Он разложил на столе штук шесть фотоснимков. Тоже большой давности.
– Это, конечно, вся семья Митенковых, – комментировал Жаров. – Мать, отец, дочь. А тут брат и сестра... В общем, никого посторонних.
– Да, скорее всего это так.
– Симпатичная была Митенкова в молодости, – сказал следователь.
Я согласился с ним.
– Подождем, что сумеет сделать Межерицкий, – вздохнул Жаров. – Очень опытный врач. Если у него Домовой не заговорит, тогда...
Без громких титулов и званий Межерицкий был прекрасный клиницист. И человек. Я знаю, что в его больницу нередко везли пациентов издалека.
...Когда мы приехали к нему в Литвиново, Борис Матвеевич к Домовому нас не пустил. И разговаривали мы у него в кабинете.
– Спит пайщик, – сказал Межерицкий.
Психиатр называл своих подопечных пайщиками. Он усадил нас в удобные кресла, затянутые в чехлы
– Скажите откровенно, Борис Матвеевич: можно из старика что-нибудь выудить?
– Можно. Целый учебник по психиатрии. Амнезия, астения, атония, меланхолия... Неврастенический синдром. Психогенный или же на почве склероза мозга. Хочешь еще? – балагурил он в своей обычной манере.
– А в переводе на русский?
– Прекрасный экземпляр неврастеника – это поймешь без перевода. Выпадение памяти. Забыл, что с ним. Все забыл. Общая слабость, отсутствие тонуса, тоскливое, подавленное состояние...
– Плачет или молчит, – вспомнил я слова Жарова.
– И не спит. Я приучаю его к седуксену.
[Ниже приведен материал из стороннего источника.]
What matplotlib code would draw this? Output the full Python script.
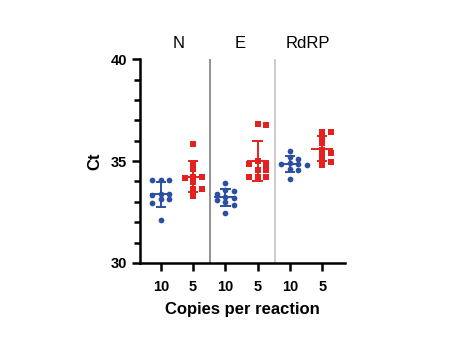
"""
Ct values at 10 and 5 copies per reaction for the N, E and RdRP targets.
"""

import numpy as np
import matplotlib
matplotlib.use('Agg')
import matplotlib.pyplot as plt
from matplotlib.ticker import MultipleLocator

# ── Data ──────────────────────────────────────────────────────
genes = ['N', 'E', 'RdRP']
copies = ['10', '5', '10', '5', '10', '5']

n_10 = [34.08, 34.08, 34.08, 33.40, 33.40, 33.35, 33.15, 33.15, 32.95, 32.10]
n_5 = [35.85, 34.87, 34.63, 34.20, 34.20, 34.15, 33.97, 33.62, 33.62, 33.27]
e_10 = [33.90, 33.60, 33.55, 33.40, 33.25, 33.20, 33.10, 33.00, 32.85, 32.45]
e_5 = [36.75, 36.80, 35.00, 34.84, 34.84, 34.58, 34.58, 34.22, 34.22, 34.22]
rdrp_10 = [35.50, 35.20, 35.10, 34.90, 34.88, 34.85, 34.80, 34.60, 34.55, 34.10]
rdrp_5 = [36.45, 36.45, 36.20, 35.90, 35.55, 35.40, 35.30, 35.05, 34.95, 34.80]

series = [n_10, n_5, e_10, e_5, rdrp_10, rdrp_5]

BLUE = '#2b4fa3'
RED = '#e3211f'

# ── Figure ────────────────────────────────────────────────────
plt.rcParams['font.family'] = ['Liberation Sans', 'DejaVu Sans']

fig = plt.figure(figsize=(4.74, 3.38), dpi=100)
ax = fig.add_axes([0.295, 0.222, 0.433, 0.603])

XMIN, XMAX = -0.65, 5.71
YMIN, YMAX = 30, 40
ax.set_xlim(XMIN, XMAX)
ax.set_ylim(YMIN, YMAX)

# pixel scale, used to spread overlapping points sideways
px_x = 0.433 * 474 / (XMAX - XMIN)
px_y = 0.603 * 338 / (YMAX - YMIN)
STEP = 8.5    # px between neighbours in a row
MIN_D = 4.5   # px, closest allowed distance


def swarm(values):
    placed = []
    offs = np.zeros(len(values))
    order = np.argsort(values)[::-1]
    for i in order:
        y = values[i]
        for k in [0, 1, -1, 2, -2, 3, -3]:
            dx = k * STEP / px_x
            ok = all(np.hypot((dx - px) * px_x, (y - py) * px_y) >= MIN_D
                     for (px, py) in placed)
            if ok:
                break
        offs[i] = dx
        placed.append((dx, y))
    return offs


for i, vals in enumerate(series):
    vals = np.array(vals)
    color = BLUE if i % 2 == 0 else RED
    marker = 'o' if i % 2 == 0 else 's'
    xs = i + swarm(vals)
    ax.scatter(xs, vals, s=17, marker=marker, color=color,
               linewidths=0, zorder=3)
    m = vals.mean()
    sd = vals.std(ddof=1)
    ax.hlines(m, i - 0.34, i + 0.34, color=color, lw=1.4, zorder=4)
    ax.vlines(i, m - sd, m + sd, color=color, lw=1.4, zorder=4)
    ax.hlines([m - sd, m + sd], i - 0.16, i + 0.16, color=color, lw=1.4,
              zorder=4)

# group separators
ax.axvline(1.52, color='#7f7f7f', lw=1.2, zorder=1)
ax.axvline(3.54, color='#c4c4c4', lw=1.2, zorder=1)

for x, g in zip([0.55, 2.47, 4.57], genes):
    ax.text(x, 1.075, g, transform=ax.get_xaxis_transform(),
            ha='center', va='center', fontsize=12)

ax.set_xticks(range(6))
ax.set_xticklabels(copies, fontsize=10.5, fontweight='bold')
ax.set_yticks([30, 35, 40])
ax.set_yticklabels(['30', '35', '40'], fontsize=10.5, fontweight='bold')
ax.yaxis.set_minor_locator(MultipleLocator(1))

ax.tick_params(axis='both', which='major', length=6, width=1.8, pad=3)
ax.tick_params(axis='x', pad=6)
ax.tick_params(axis='y', which='minor', length=4, width=1.8)

ax.spines['top'].set_visible(False)
ax.spines['right'].set_visible(False)
ax.spines['left'].set_linewidth(1.8)
ax.spines['bottom'].set_linewidth(1.8)

ax.set_ylabel('Ct', fontsize=12, fontweight='bold', labelpad=6)
ax.set_xlabel('Copies per reaction', fontsize=12, fontweight='bold',
              labelpad=6)

fig.savefig('out.png', dpi=100, facecolor='white')
plt.close(fig)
Одно пока, Захар Петрович, неясно. Это из-за какой-нибудь психической травмы или от склероза, который, увы, вряд ли минет и нас...
– А ты что думаешь?
– Я пока еще действительно думаю. Кстати, по-моему, пайщику годков пятьдесят три.
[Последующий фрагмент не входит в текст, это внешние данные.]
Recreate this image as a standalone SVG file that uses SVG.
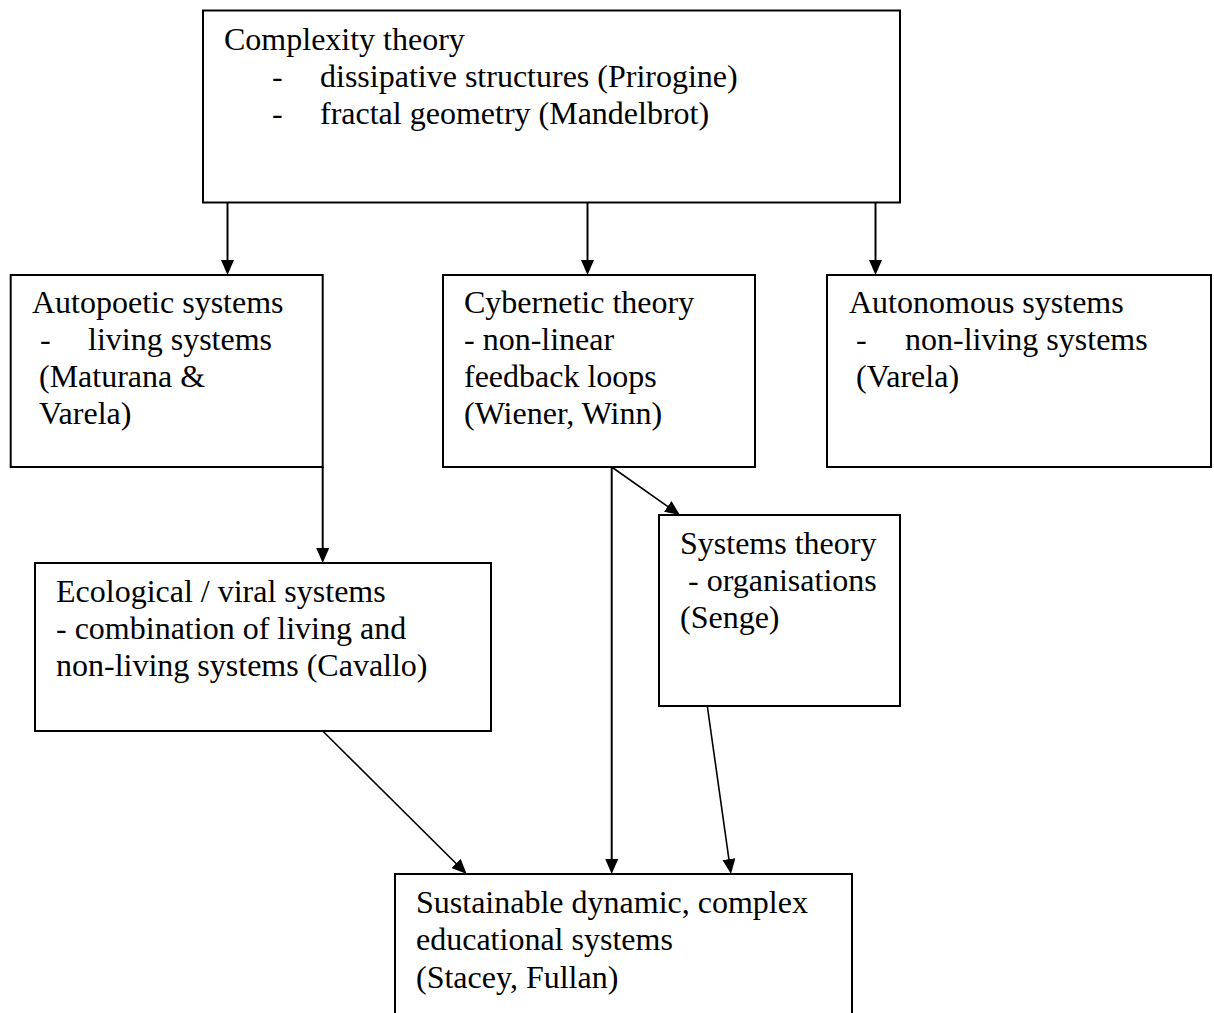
<svg xmlns="http://www.w3.org/2000/svg" width="1214" height="1013" viewBox="0 0 1214 1013">
<style>
  .box { fill: #fff; stroke: #000; stroke-width: 2; }
  .t { font-family: "Liberation Serif", "Times New Roman", serif; font-size: 32px; fill: #000; }
  .c { stroke: #000; fill: none; }
  .v { stroke-width: 2; }
  .d { stroke-width: 1.6; }
</style>
<defs>
  <marker id="ah" markerUnits="userSpaceOnUse" markerWidth="16" markerHeight="14" refX="5" refY="6.5" orient="auto">
    <path d="M0,0 L15,6.5 L0,13 z" fill="#000"/>
  </marker>
</defs>
<rect width="1214" height="1013" fill="#fff"/>

<g id="connectors">
  <line class="c v" x1="227.5" y1="203" x2="227.5" y2="265" marker-end="url(#ah)"/>
  <line class="c v" x1="587.5" y1="203" x2="587.5" y2="265" marker-end="url(#ah)"/>
  <line class="c v" x1="875.5" y1="203" x2="875.5" y2="265" marker-end="url(#ah)"/>
  <line class="c v" x1="322.7" y1="467" x2="322.7" y2="553" marker-end="url(#ah)"/>
  <line class="c d" x1="611.7" y1="467" x2="671.8" y2="509.3" marker-end="url(#ah)"/>
  <line class="c v" x1="611.7" y1="467" x2="611.7" y2="864" marker-end="url(#ah)"/>
  <line class="c d" x1="322.7" y1="731" x2="459.6" y2="867" marker-end="url(#ah)"/>
  <line class="c d" x1="707.3" y1="706" x2="729.6" y2="864.1" marker-end="url(#ah)"/>
</g>

<g id="complexity">
  <rect class="box" x="203" y="10.5" width="697" height="192"/>
  <text class="t" x="224" y="50">Complexity theory</text>
  <text class="t" y="87"><tspan x="272">-</tspan><tspan x="320">dissipative structures (Prirogine)</tspan></text>
  <text class="t" y="124"><tspan x="272">-</tspan><tspan x="320">fractal geometry (Mandelbrot)</tspan></text>
</g>

<g id="autopoetic">
  <rect class="box" x="10.7" y="275" width="312" height="192"/>
  <text class="t" x="32" y="313">Autopoetic systems</text>
  <text class="t" y="350"><tspan x="40">-</tspan><tspan x="88">living systems</tspan></text>
  <text class="t" x="39" y="387">(Maturana &amp;</text>
  <text class="t" x="39" y="424">Varela)</text>
</g>

<g id="cybernetic">
  <rect class="box" x="443" y="275" width="312" height="192"/>
  <text class="t" x="464" y="313">Cybernetic theory</text>
  <text class="t" x="464" y="350">- non-linear</text>
  <text class="t" x="464" y="387">feedback loops</text>
  <text class="t" x="464" y="424">(Wiener, Winn)</text>
</g>

<g id="autonomous">
  <rect class="box" x="827" y="275" width="384" height="192"/>
  <text class="t" x="849" y="313">Autonomous systems</text>
  <text class="t" y="350"><tspan x="856">-</tspan><tspan x="905">non-living systems</tspan></text>
  <text class="t" x="856" y="387">(Varela)</text>
</g>

<g id="ecological">
  <rect class="box" x="35" y="563" width="456" height="168"/>
  <text class="t" x="56" y="602">Ecological / viral systems</text>
  <text class="t" x="56" y="639">- combination of living and</text>
  <text class="t" x="56" y="676">non-living systems (Cavallo)</text>
</g>

<g id="systems">
  <rect class="box" x="659" y="515" width="241" height="191"/>
  <text class="t" x="680" y="554">Systems theory</text>
  <text class="t" x="688" y="591">- organisations</text>
  <text class="t" x="680" y="628">(Senge)</text>
</g>

<g id="sustainable">
  <rect class="box" x="395" y="874" width="457" height="170"/>
  <text class="t" x="416" y="913">Sustainable dynamic, complex</text>
  <text class="t" x="416" y="950">educational systems</text>
  <text class="t" x="416" y="988">(Stacey, Fullan)</text>
</g>
</svg>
– Он же глубокий старик! – воскликнул до сих пор молчавший следователь.
– В его положении он еще хорошо выглядит, – сказал Борис Матвеевич. – Мы с вами выглядели бы хуже. Ему мало было неврастении. Стенокардия...
Жаров рассмеялся. Межерицкий прямо-таки подавил его своим обаянием.
– Вы не так спешите, – сказал вдруг серьезно психиатр. – Мы поднакачаем пайщика витаминами, транквилизаторами, антидепрессантами. Думаю, еще увидите его огурчиком. – Межерицкий покачал головой. – Серьезно он болен, очень.
– Вот ищем, – кивнул я на Жарова.
– И долго он жил в своем особняке? – Врач очертил в воздухе форму ящика.
– Не знаем, – коротко ответил я. – Мы о нем ничего не знаем. И, честно сказать, надеялись на медицину.
– На бога надейся, а сам не плошай. – Межерицкий задумался. – Да, задачка не из легких. Психиатру, как никому из врачей, нужна предыстория. Конечно, хирургу или урологу тоже не сладко. Но нам знать прошлое просто необходимо. Как воздух. Так что уж прошу: любую деталь, любое малейшее сведение из его жизни от меня не скрывайте.
– Разумеется, – сказал я.
– Я ведь врач. И должен лечить. Кто пайщик для вас – не знаю. Для меня это прежде всего больной.
От Межерицкого я вышел, честно говоря, несколько разочарованный. То, что он сообщил, могло задержать выяснение личности Домового на долгое время. Тогда действительно надо было думать, чтобы не оплошать самим.
– Умный мужик, – сказал о враче Жаров, когда мы сели в «газик».
И мне было приятно, что мой приятель понравился следователю.